David Field WASHINGTON DC

A widely predicted US airline labour crisis has not happened, though the prospect remains of another summer of sporadic and possibly illegal worker protests.

The intervention of President George W. Bush to avert for 60 days an industrial action against Northwest Airlines by the Aircraft Mechanics Fraternal Association, which now cannot legally act before10 May at the earliest, has set the tone. The union is seeking its first contract at Northwest.

The president's action, the first such move before an airline strike had actually begun, has sent a signal to unions at other airlines, perhaps encouraging them to step back from the brink and instead return to the often dilatory negotiating process. At Delta Air Lines, government mediators have drawn out the process by refusing to release the airline or its Air Line Pilots Association union into a 30-day cooling off period. Talks between the two resumed in mid-March.

Delta chief executive Leo Mullin says that the president's action at Northwest was "customer-oriented" and suggested that Bush would step in again at Delta, although there has been Delta has "no specific assurances" he will. Under US transport-labour law, the 30-day countdown would begin if the National Mediation Board offered to arbitrate the dispute and then either the airline or the union declined its offer of arbitration.

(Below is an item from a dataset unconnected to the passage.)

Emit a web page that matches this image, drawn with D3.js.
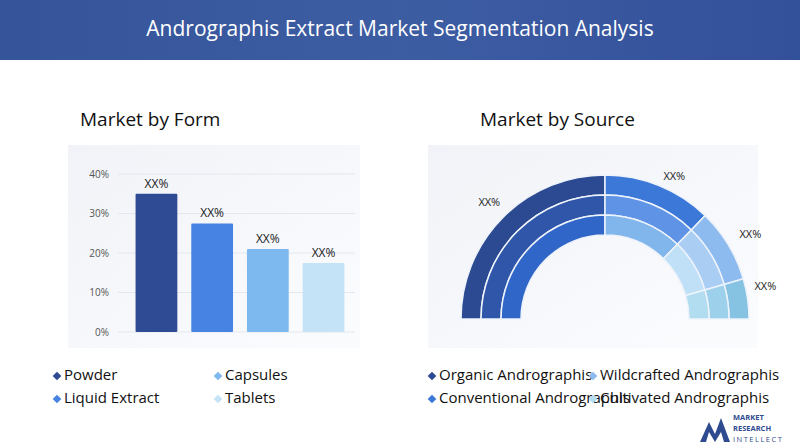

But the board has not made any such offer, effectively mooting the 1 April strike date the pilots had announced with great fanfare. The Delta pilot union has been negotiating toward a new contract since summer 2000.

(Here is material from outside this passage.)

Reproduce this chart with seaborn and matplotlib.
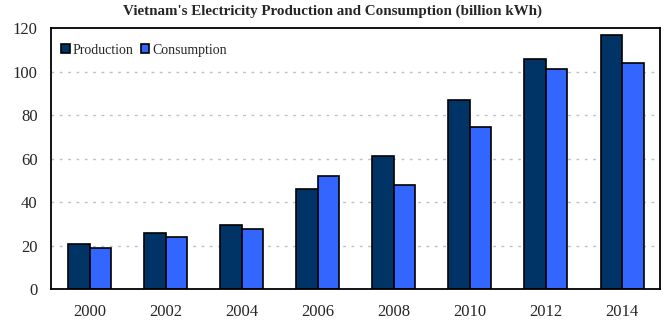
import matplotlib
matplotlib.use("Agg")
import matplotlib.pyplot as plt
import seaborn as sns
import pandas as pd

years = ["2000", "2002", "2004", "2006", "2008", "2010", "2012", "2014"]
production = [20.5, 25.7, 29.3, 45.8, 61.0, 87.0, 105.8, 116.9]
consumption = [19.0, 23.8, 27.4, 51.8, 47.7, 74.6, 101.2, 104.0]
series = ["Production", "Consumption"]
colors = ["#003366", "#3366FF"]
y_ticks = [0, 20, 40, 60, 80, 100, 120]

df = pd.DataFrame({
    "year": years * 2,
    "value": production + consumption,
    "series": [series[0]] * len(years) + [series[1]] * len(years),
})

sns.set_style("white")
plt.rcParams["font.family"] = ["Liberation Serif", "DejaVu Serif"]

fig = plt.figure(figsize=(6.65, 3.23), dpi=100)
ax = fig.add_axes([0.0774, 0.1053, 0.9152, 0.8071])

sns.barplot(data=df, x="year", y="value", hue="series", hue_order=series,
            palette=colors, width=0.566, edgecolor="black", linewidth=1.2,
            saturation=1, ax=ax, legend=True)

ax.set_ylim(0, 120)
ax.set_xlim(-0.5, 7.5)
ax.set_yticks(y_ticks)
ax.set_xlabel("")
ax.set_ylabel("")
for y in y_ticks[1:-1]:
    ax.axhline(y, color="#c0c0c0", lw=1.0, ls=(0, (2, 4)), zorder=0)
ax.tick_params(axis="both", length=0, labelsize=12)
ax.tick_params(axis="x", pad=11)
ax.tick_params(axis="y", pad=10)
for s in ax.spines.values():
    s.set_color("black")
    s.set_linewidth(1.3)

ax.legend(loc="center left", bbox_to_anchor=(0.0, 0.916), ncol=2, frameon=False,
          fontsize=10, handlelength=0.6, handleheight=0.6, handletextpad=0.25,
          columnspacing=0.5, borderaxespad=0.3)

fig.suptitle("Vietnam's Electricity Production and Consumption (billion kWh)",
             fontsize=10.8, fontweight="bold", y=0.985)

fig.savefig("out.png", dpi=100)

At United Airlines, a federal court said the International Association of Machinists must be barred from any slowdown. A lower court judge had earlier decided that an order would not be effective in keeping machinists from slowing down operations by writing up excessive numbers of mechanical problems on planes.

After the wide publicity given to summer 2000 flight delays and cancellations, when some United pilots refused overtime, even a low-level mechanics campaign can have the effect of driving away passengers. Some analysts believe United has yet to regain all the passengers who have avoided it since last year.

The possibility also remains that Association of Flight Attendants membership at United will begin random flight interruptions this month under its CHAOS (Create Havoc Around Our System) campaign. Although courts are split on the legality of CHAOS, it is not an action that the president could halt. The CHAOS tactic, which the flight attendant union has patented, targets specific flights or flights on specific routes for cancellation, sometimes with advance public notice.

Both the United unions are concerned about job losses if United wins approval to take over US Airways. The machinists are negotiating a new contract while the flight attendants are negotiating an interim pay raise.